Last week, SSDP joined 18 other plaintiffs in a federal lawsuit against the NSA to seeking to stop its surveillance of telephone and Internet communications of customers of Verizon. You can read about the lawsuit here, and read the complaint filed against the government here.
SSDP joined this lawsuit because this kind of surveillance directly harms our ability to build a movement to fix American drug policy. If you have ever tabled for SSDP on your campus trying to recruit concerned students to work with your chapter, you have almost certainly had the experience of a student saying, “Yes, I agree with what you are doing, but I don’t want my name on any list that the government can get about people who want to change drug policy.”

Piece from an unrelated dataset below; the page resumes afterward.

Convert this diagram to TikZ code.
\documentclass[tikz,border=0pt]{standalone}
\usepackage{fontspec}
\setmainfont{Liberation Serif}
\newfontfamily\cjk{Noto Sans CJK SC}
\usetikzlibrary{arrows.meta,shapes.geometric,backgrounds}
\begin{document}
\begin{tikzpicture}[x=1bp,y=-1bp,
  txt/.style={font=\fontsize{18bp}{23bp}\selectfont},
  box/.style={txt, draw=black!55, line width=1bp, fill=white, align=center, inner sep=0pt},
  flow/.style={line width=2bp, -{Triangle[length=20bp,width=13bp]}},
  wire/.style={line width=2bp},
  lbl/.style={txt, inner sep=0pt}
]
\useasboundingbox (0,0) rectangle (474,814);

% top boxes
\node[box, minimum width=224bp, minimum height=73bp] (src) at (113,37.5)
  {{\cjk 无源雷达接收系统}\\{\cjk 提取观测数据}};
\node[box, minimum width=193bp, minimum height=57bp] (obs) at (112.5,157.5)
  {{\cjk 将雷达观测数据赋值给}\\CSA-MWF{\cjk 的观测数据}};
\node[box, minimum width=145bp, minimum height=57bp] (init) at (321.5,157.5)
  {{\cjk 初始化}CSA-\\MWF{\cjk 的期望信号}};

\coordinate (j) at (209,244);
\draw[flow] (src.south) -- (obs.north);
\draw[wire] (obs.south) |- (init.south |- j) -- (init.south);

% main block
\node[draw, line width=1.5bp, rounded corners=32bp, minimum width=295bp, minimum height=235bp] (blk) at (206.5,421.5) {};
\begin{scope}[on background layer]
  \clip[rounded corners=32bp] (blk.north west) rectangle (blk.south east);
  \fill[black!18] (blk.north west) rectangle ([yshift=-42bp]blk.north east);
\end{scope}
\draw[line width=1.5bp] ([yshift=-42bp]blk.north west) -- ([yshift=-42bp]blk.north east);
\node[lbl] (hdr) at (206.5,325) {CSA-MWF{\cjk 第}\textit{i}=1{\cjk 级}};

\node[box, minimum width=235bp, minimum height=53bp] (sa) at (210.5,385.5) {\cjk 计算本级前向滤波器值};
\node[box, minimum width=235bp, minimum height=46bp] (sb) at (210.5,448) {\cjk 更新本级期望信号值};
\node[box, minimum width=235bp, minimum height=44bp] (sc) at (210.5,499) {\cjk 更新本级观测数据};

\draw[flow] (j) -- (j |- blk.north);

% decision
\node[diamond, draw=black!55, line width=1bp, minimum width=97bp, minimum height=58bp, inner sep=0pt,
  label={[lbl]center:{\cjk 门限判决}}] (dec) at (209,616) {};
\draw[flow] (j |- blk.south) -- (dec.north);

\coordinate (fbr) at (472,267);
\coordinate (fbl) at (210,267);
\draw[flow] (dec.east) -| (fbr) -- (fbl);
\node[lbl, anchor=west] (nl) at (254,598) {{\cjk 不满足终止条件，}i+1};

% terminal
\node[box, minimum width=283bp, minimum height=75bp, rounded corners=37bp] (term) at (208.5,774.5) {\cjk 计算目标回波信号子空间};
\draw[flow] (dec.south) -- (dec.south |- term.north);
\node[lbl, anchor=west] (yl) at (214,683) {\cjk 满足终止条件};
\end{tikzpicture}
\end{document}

One of the biggest problems our movement has faced is the unwillingness of people who agree with us to join us because they are afraid that government spying on us. People have refused to join our organizations like NORML, Drug Policy Alliance, MPP, etc. only because they feared that doing so would reveal their identity and result in their name being entered into a government database about drugs.
Remember that the First Amendment to the U. S. Constitution protects a lot more than freedom of speech and the press and the free exercise of religion. It also protects the right to petition the government for redress of grievances and the right to peaceably assemble. But when citizens are afraid to write to Members of Congress, sign a petition to a government agency or join or contribute to an organization whose aims they support because they fear government, it is a tragic sign that government spying is undermining basic liberties of the First Amendment to the Constitution.

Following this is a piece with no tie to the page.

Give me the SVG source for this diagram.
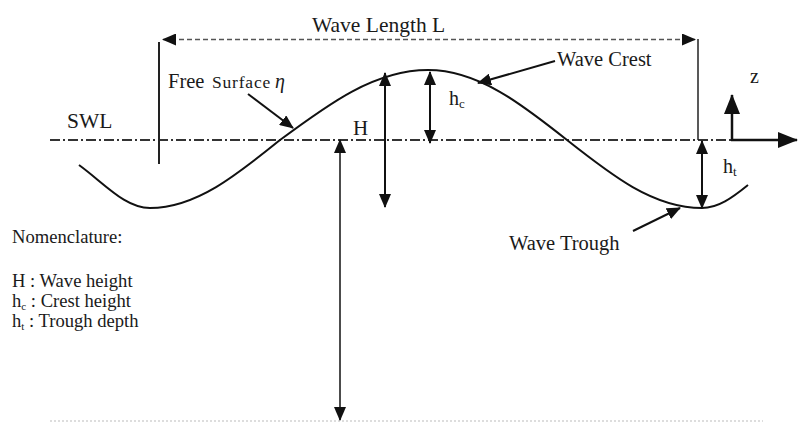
<svg xmlns="http://www.w3.org/2000/svg" width="807" height="423" viewBox="0 0 807 423">
<style>
text{font-family:"Liberation Serif",Tinos,"Times New Roman","Noto Serif","DejaVu Serif",serif;fill:#1a1a1a;}
.sh{stroke:#111;stroke-width:2;fill:none;}
.thin{stroke:#111;stroke-width:1.5;fill:none;}
</style>
<defs>
<marker id="ah" viewBox="0 0 14 12" refX="13" refY="6" markerWidth="14" markerHeight="12" markerUnits="userSpaceOnUse" orient="auto-start-reverse"><path d="M0,0 L14,6 L0,12 z" fill="#111"/></marker>
<marker id="ahz" viewBox="0 0 20 16" refX="19" refY="8" markerWidth="20" markerHeight="16" markerUnits="userSpaceOnUse" orient="auto-start-reverse"><path d="M0,0 L20,8 L0,16 z" fill="#111"/></marker>
</defs>
<rect width="807" height="423" fill="#fff"/>

<g id="swl-line">
<line x1="50" y1="140" x2="785" y2="140" stroke="#333" stroke-width="2" stroke-dasharray="10 3 2 3"/>
</g>
<g id="seabed">
<line x1="50" y1="421" x2="763" y2="421" stroke="#bbb" stroke-width="1.2" stroke-dasharray="2 2"/>
</g>
<g id="wave">
<path class="sh" d="M79,165 C105,184 125,208 150,208 C196,208 237,174.8 280,140 C328.3,104.1 374.4,70 428,70 C478.3,70 521.7,104.1 567,140 C611,174.8 653.1,208 702,208 C718,208 732,198 748,185"/>
</g>

<g id="connectors">
<line x1="159" y1="42" x2="159" y2="164" stroke="#222" stroke-width="2"/>
<line x1="698" y1="39" x2="698" y2="140" stroke="#222" stroke-width="1.5"/>
<line x1="163" y1="39.5" x2="695" y2="39.5" stroke="#555" stroke-width="1.5" stroke-dasharray="5 3" marker-start="url(#ah)" marker-end="url(#ah)"/>
<line class="sh" x1="248" y1="94" x2="293" y2="128" marker-end="url(#ah)"/>
<line class="sh" x1="555" y1="61" x2="478" y2="83" marker-end="url(#ah)"/>
<line class="sh" x1="633" y1="231" x2="680" y2="208" marker-end="url(#ah)"/>
<line class="sh" x1="385" y1="73" x2="385" y2="207" marker-start="url(#ah)" marker-end="url(#ah)"/>
<line class="sh" x1="430" y1="72" x2="430" y2="143" marker-start="url(#ah)" marker-end="url(#ah)"/>
<line class="sh" x1="702" y1="141" x2="702" y2="208" marker-start="url(#ah)" marker-end="url(#ah)"/>
<line class="thin" x1="340" y1="140" x2="340" y2="420" marker-start="url(#ah)" marker-end="url(#ah)"/>
<line x1="732" y1="141" x2="732" y2="95" stroke="#111" stroke-width="2.5" marker-end="url(#ahz)"/>
<line x1="731" y1="140" x2="797" y2="140" stroke="#111" stroke-width="2.5" marker-end="url(#ahz)"/>
</g>

<g id="labels">
<g id="label-wavelength"><text x="312" y="32" font-size="21.5">Wave Length L</text></g>
<g id="label-free-surface"><text x="168" y="88" font-size="20.5">Free<tspan x="212" font-size="17.5" letter-spacing="0.8">Surface</tspan><tspan x="275" font-style="italic" font-size="20">η</tspan></text></g>
<g id="label-swl"><text x="67" y="128" font-size="21.5">SWL</text></g>
<g id="label-H"><text x="353" y="135" font-size="21">H</text></g>
<g id="label-hc"><text x="449" y="105" font-size="20">h<tspan font-size="13" dy="3">c</tspan></text></g>
<g id="label-crest"><text x="557" y="66" font-size="20.5">Wave Crest</text></g>
<g id="label-z"><text x="750" y="83" font-size="20">z</text></g>
<g id="label-ht"><text x="723" y="173" font-size="20">h<tspan font-size="13" dy="3">t</tspan></text></g>
<g id="label-trough"><text x="509" y="250" font-size="20.5">Wave Trough</text></g>
<g id="nomenclature">
<text x="12" y="243" font-size="18.6">Nomenclature:</text>
<text x="12" y="287" font-size="18.6">H : Wave height</text>
<text x="12" y="307" font-size="18.6">h<tspan font-size="11" dy="3">c</tspan><tspan dy="-3"> : Crest height</tspan></text>
<text x="12" y="327" font-size="18.6">h<tspan font-size="11" dy="3">t</tspan><tspan dy="-3"> : Trough depth</tspan></text>
</g>
</g>
</svg>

SSDP joined this lawsuit because it is vital to our members that they retain privacy in their communications with us, with the news media, with government officials, with their professors, with university officials, and among themselves about social, political, legal, religious, environmental, and economic matters that are sensitive and often private. It is vital to us as an organization that students across the nation feel free to communicate with us and others about drug policy and criminal justice without fear that their perfectly legal and constitutionally protected communications are private and not being gathered and analyzed by government agencies in the absence of any suspicion whatsoever that there is anything in these communications that are unlawful or that they reveal any evidence of unlawful conduct.
This surveillance is in complete contradiction to the culture of American legal and political values and weakens the ability of the citizens to work together peacefully to build a better society and a better world.
It must be stopped, not only for the benefit of SSDP and our members, but for the sake of our democracy.